Holding — Pitney, J.
- The Supreme Court held that the Ohio statute was constitutional and affirmed the lower court’s decision, upholding the four percent excise tax on intrastate earnings as a valid measure for public utilities and not unconstitutional on due process, equal protection, or commerce grounds.
Rule
- A state may impose a valid excise tax on the intrastate earnings of public utilities, including railroads, when the tax is reasonably classified, does not on its face burden interstate commerce, and does not amount to confiscation of property.
Reasoning
- The Court first explained that federal jurisdiction arose from federal questions presented in the record and extended to all questions raised, and that equity jurisdiction was proper because the act made the tax a lien on real estate and several pleadings alleged irreparable harm from penalties.
- It rejected the claim that the tax violated the state constitution’s value limitations, noting that the tax was an excise on the privilege of doing business, not a direct property tax, and that the mere fact a railroad’s earnings did not cover all costs did not render the franchise valueless.
- The Court found the classification among utilities, including railroads at four percent while other utilities paid lower rates, to be reasonable and supported by precedent, and it held that classifications need not be perfect but must rest on reasonable distinctions.
- It rejected the argument that the tax burden fell primarily on interstate commerce, explaining that the statute expressly excluded interstate earnings and earnings for the Federal Government, and that the word interstate was read to mean not intrastate rather than in its strict technical sense, unless a state court construed it otherwise.
- The Court noted that even if there were historical concerns about the law’s purpose, the mere existence of such concerns did not prove unconstitutional intent; the legislature’s actions in adjusting the law after prior decisions did not demonstrate a purpose to burden interstate commerce unlawfully.
- It held that the tax was not a double tax on property because one tax pertained to property and the other to the privilege or occupation, and double taxation required taxation of the same property within the same jurisdiction.
- It emphasized that penalties were severable under the statute, so the validity of the tax portion did not depend on penalty provisions.
- The Court also rejected the assertion that a generalized critique of state taxation of public utilities demonstrated an unconstitutional purpose, underscoring that a state may regulate the taxation of privileges and franchises within its police power so long as the burden on interstate commerce remains within constitutional bounds.
- Finally, the Court observed that the state’s power to tax was broad in this area and that the act did not on its face show an intent to interfere with interstate commerce, leaving to state courts the interpretation of any potentially coercive sections in future disputes.
- The decision affirmed the district court, with the Court concluding that the constitutional questions raised were not enough to overturn a valid excise on intrastate earnings.
Deep Dive: How the Court Reached Its Decision
Federal Jurisdiction
The U.S. Supreme Court emphasized that federal jurisdiction in this case was based on federal questions presented in the record rather than on diversity of citizenship.

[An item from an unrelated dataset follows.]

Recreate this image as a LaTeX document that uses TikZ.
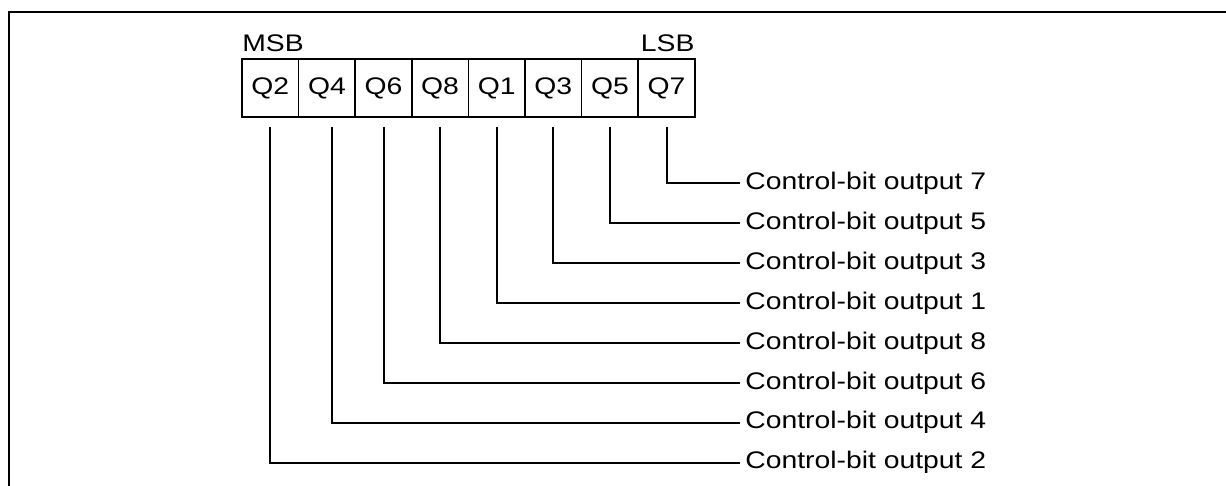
\documentclass[tikz,border=0pt]{standalone}
\usepackage{fontspec}
\setmainfont{Liberation Sans}[FakeStretch=1.18]

\begin{document}
\begin{tikzpicture}[x=0.5pt,y=-0.5pt,
    bit/.style = {rectangle,draw=black,line width=0.8pt,minimum width=28.3pt,minimum height=29pt,inner sep=0pt,outer sep=0pt,font=\fontsize{12}{14}\selectfont},
    lbl/.style = {anchor=west,inner sep=2.5pt,font=\fontsize{12}{14}\selectfont},
    wire/.style = {draw=black,line width=1pt}]
\useasboundingbox (0,0) rectangle (1226,486);
\draw[line width=1.1pt] (1226,12) -- (9,12) -- (9,486);
\foreach \q [count=\j from 0] in {2, 4, 6, 8, 1, 3, 5, 7}
    \node[bit] (q\q) at (270.3+56.6*\j, 88) {Q\q};
\node[anchor=base west,inner sep=0pt,font=\fontsize{12}{14}\selectfont] (msb) at ([yshift=3.5pt]q2.north west) {MSB};
\node[anchor=base east,inner sep=0pt,font=\fontsize{12}{14}\selectfont] (lsb) at ([yshift=3.5pt]q7.north east) {LSB};
\foreach \o [count=\j from 0] in {7, 5, 3, 1, 8, 6, 4, 2}
    \node[lbl] (out\o) at (740, 183.3+39.9*\j) {Control-bit output \o};
\foreach \q/\dx in {2/0, 4/5, 6/0, 8/0, 1/0, 3/0, 5/0, 7/0}
    \draw[wire] ([xshift=\dx*0.5pt,yshift=-5pt]q\q.south) |- (out\q.west);
\end{tikzpicture}
\end{document}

This jurisdiction allowed the Court to address all questions raised, irrespective of how the federal issues themselves were resolved. The Court noted that when a case involves federal questions, the federal jurisdiction is comprehensive, encompassing all pertinent legal issues. The Court referenced Silerv. Louisville Nashville R. Co. to support its position that it could examine all aspects of the case, not just those directly related to federal law. This comprehensive jurisdiction was crucial in ensuring that the federal courts could provide a complete and thorough resolution to the disputes presented by the appellants.
Equity Jurisdiction
The Court found that equity jurisdiction was properly invoked because the tax statute specifically made the tax a lien upon real estate. This lien created a potential cloud on the title, which justified the use of equity to prevent irreparable harm. The appellants sought relief from this potential harm, arguing that the enforcement of the penalties and coercive features of the Act would cause significant damage. The Court referenced the cases of Sheltonv. Platt and Ex parte Young to underline the appropriateness of invoking equity jurisdiction in situations where legal remedies are inadequate. This aspect of equity jurisdiction was essential in allowing the courts to address the substantive issues rather than being constrained by procedural limitations.

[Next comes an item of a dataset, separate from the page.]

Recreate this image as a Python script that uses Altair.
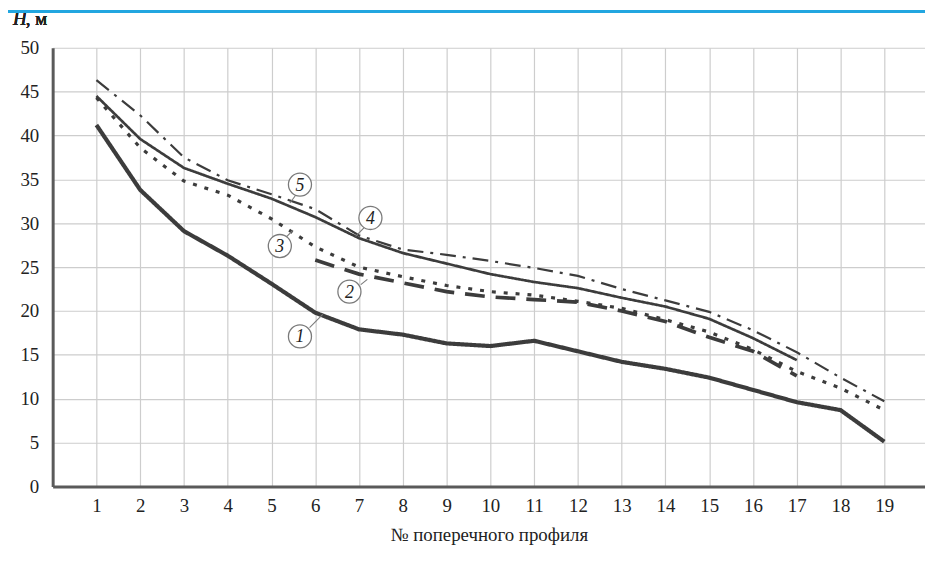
import altair as alt
import pandas as pd

# ---- data ----
profiles = list(range(1, 20))
h1 = [41.2, 33.8, 29.1, 26.3, 23.1, 19.8, 17.9, 17.3, 16.3, 16.0, 16.6, 15.4, 14.2, 13.4, 12.4, 11.0, 9.6, 8.7, 5.1]
h2 = [None, None, None, None, None, 25.8, 24.2, 23.2, 22.2, 21.6, 21.3, 21.0, 20.0, 18.8, 17.0, 15.4, 12.6, None, None]
h3 = [44.3, 38.6, 34.8, 33.2, 30.5, 27.3, 25.0, 23.9, 22.9, 22.2, 21.8, 21.1, 20.3, 19.0, 17.6, 15.6, 13.1, 11.2, 8.7]
h4 = [44.5, 39.6, 36.3, 34.5, 32.8, 30.7, 28.3, 26.6, 25.4, 24.2, 23.3, 22.6, 21.5, 20.5, 19.1, 16.9, 14.4, None, None]
h5 = [46.3, 42.3, 37.5, 34.9, 33.3, 31.6, 28.6, 27.0, 26.4, 25.7, 24.9, 24.0, 22.5, 21.2, 19.9, 17.8, 15.3, 12.4, 9.7]
series_names = ["1", "2", "3", "4", "5"]

y_ticks = [0, 5, 10, 15, 20, 25, 30, 35, 40, 45, 50]
x_ticks = profiles

# circled labels (centre) and leader lines
label_text = ["1", "2", "3", "4", "5"]
label_x = [5.65, 6.78, 5.19, 7.26, 5.65]
label_y = [17.1, 22.2, 27.4, 30.6, 34.4]
leader_x1 = [5.87, 7.04, 5.33, 7.14, 5.54]
leader_y1 = [18.1, 23.0, 28.4, 29.6, 33.1]
leader_x2 = [6.17, 7.19, 5.49, 6.92, 5.42]
leader_y2 = [19.6, 23.6, 29.2, 28.5, 32.3]

x_title = "№ поперечного профиля"

# ---- build tables ----
rows = []
for name, vals in zip(series_names, [h1, h2, h3, h4, h5]):
    for p, v in zip(profiles, vals):
        if v is not None:
            rows.append({"profile": p, "H": v, "series": name})
lines_df = pd.DataFrame(rows)

labels_df = pd.DataFrame({"t": label_text, "x": label_x, "y": label_y})
leaders_df = pd.DataFrame({"x1": leader_x1, "y1": leader_y1, "x2": leader_x2, "y2": leader_y2})

FONT = "Times New Roman, Liberation Serif, serif"
LINE = "#3c3c3c"

xscale = alt.Scale(domain=[0, 19.93], nice=False, zero=False)
yscale = alt.Scale(domain=[0, 50], nice=False)

lines = alt.Chart(lines_df).mark_line(color=LINE, clip=False).encode(
    x=alt.X("profile:Q", scale=xscale,
            axis=alt.Axis(values=x_ticks, title=x_title, grid=True, tickSize=0,
                          labelPadding=10, titlePadding=11, format="d")),
    y=alt.Y("H:Q", scale=yscale,
            axis=alt.Axis(values=y_ticks, title=None, grid=True, tickSize=0,
                          labelPadding=14, format="d")),
    detail="series:N",
    strokeDash=alt.StrokeDash("series:N", legend=None,
                              scale=alt.Scale(domain=series_names,
                                              range=[[1, 0], [20, 11], [4, 8], [1, 0], [16, 7, 3, 7]])),
    strokeWidth=alt.StrokeWidth("series:N", legend=None,
                                scale=alt.Scale(domain=series_names, range=[4.2, 2.2, 2.6, 1.8, 2.2])),
)

leaders = alt.Chart(leaders_df).mark_rule(color="#7a7a7a", strokeWidth=1.1).encode(
    x="x1:Q", y="y1:Q", x2="x2:Q", y2="y2:Q"
)

circles = alt.Chart(labels_df).mark_point(
    shape="circle", size=540, filled=True, fill="white", stroke="#7a7a7a", strokeWidth=1.3, opacity=1
).encode(x="x:Q", y="y:Q")

texts = alt.Chart(labels_df).mark_text(
    font=FONT, fontStyle="italic", fontSize=18, color="#222222", baseline="middle", align="center", dy=1
).encode(x="x:Q", y="y:Q", text="t:N")

h_label = alt.Chart(labels_df).mark_text(
    font=FONT, fontStyle="italic", fontSize=19, color="#222222", align="left", baseline="middle"
).encode(x=alt.value(-40), y=alt.value(-29), text=alt.value("H"))

h_unit = alt.Chart(labels_df).mark_text(
    font=FONT, fontSize=19, color="#222222", align="left", baseline="middle"
).encode(x=alt.value(-27), y=alt.value(-29), text=alt.value(", м"))

blue = alt.Chart(labels_df).mark_rule(color="#22a6e0", strokeWidth=3).encode(
    x=alt.value(-45), x2=alt.value(879), y=alt.value(-36.5)
)

chart = alt.layer(lines, leaders, circles, texts, h_label, h_unit, blue).properties(
    width=879, height=442,
    autosize="none",
    padding={"left": 45, "top": 38, "right": 0, "bottom": 62},
    background="white",
).configure_view(strokeWidth=0).configure_axis(
    labelFont=FONT, titleFont=FONT, labelFontSize=19, titleFontSize=19,
    labelColor="#222222", titleColor="#222222", titleFontWeight="normal",
    gridColor="#cdcdcd", gridWidth=1.2,
    domainColor="#5a5a5a", domainWidth=3,
).configure_text(font=FONT)

chart.save("out.html", embed_options={"renderer": "svg", "actions": False})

Classification and Equal Protection
The Court addressed the appellants' claim that the statute violated equal protection by arbitrarily discriminating against railroad companies. It evaluated whether the statute's classification had a reasonable basis, noting that it applied to specific public utilities with a natural monopoly. The Court determined that the classification did rest on a reasonable and sufficient basis, citing precedents like Bell's Gap Railroad Co. v. Pennsylvania to support its conclusion that the classification was not arbitrary. The Court also considered the equal protection clause of the Fourteenth Amendment, finding that the tax did not violate these provisions because it was applied uniformly within the classified group. This analysis reinforced the legitimacy of the state's decision to categorize and tax utilities differently based on their operational characteristics and the burdens they imposed.
Excise Tax and Double Taxation
The Court analyzed whether the tax constituted double taxation and concluded that it did not. It clarified that the tax was an excise tax, calculated based on gross intrastate earnings, rather than a property tax. The distinction between an excise tax and a property tax was crucial, as double taxation in a legal sense occurs only when the same property is taxed twice within the same jurisdiction. The Court explained that the tax was imposed on the privilege of conducting business, separate from any property tax the railroads might pay. The precedent from Southern Gum Co. v. Laylin was used to support this reasoning, affirming the legitimacy of excise taxation as distinct from property taxation.
Interstate Commerce
The Court addressed the contention that the statute burdened interstate commerce by reviewing the statutory language and legislative intent. It found that the statute explicitly excluded earnings from interstate and federal government business, aligning with the state's evident purpose to tax only intrastate earnings. The Court noted that the term "interstate" was used in a broader context to mean "not intrastate," thus avoiding a direct tax on interstate commerce. The Court underscored its reluctance to interpret the statute in a way that would render it unconstitutional, particularly in the absence of any state court construction or attempts by taxing authorities to include interstate earnings. This approach ensured that the law conformed to constitutional requirements while respecting the state's legislative intent.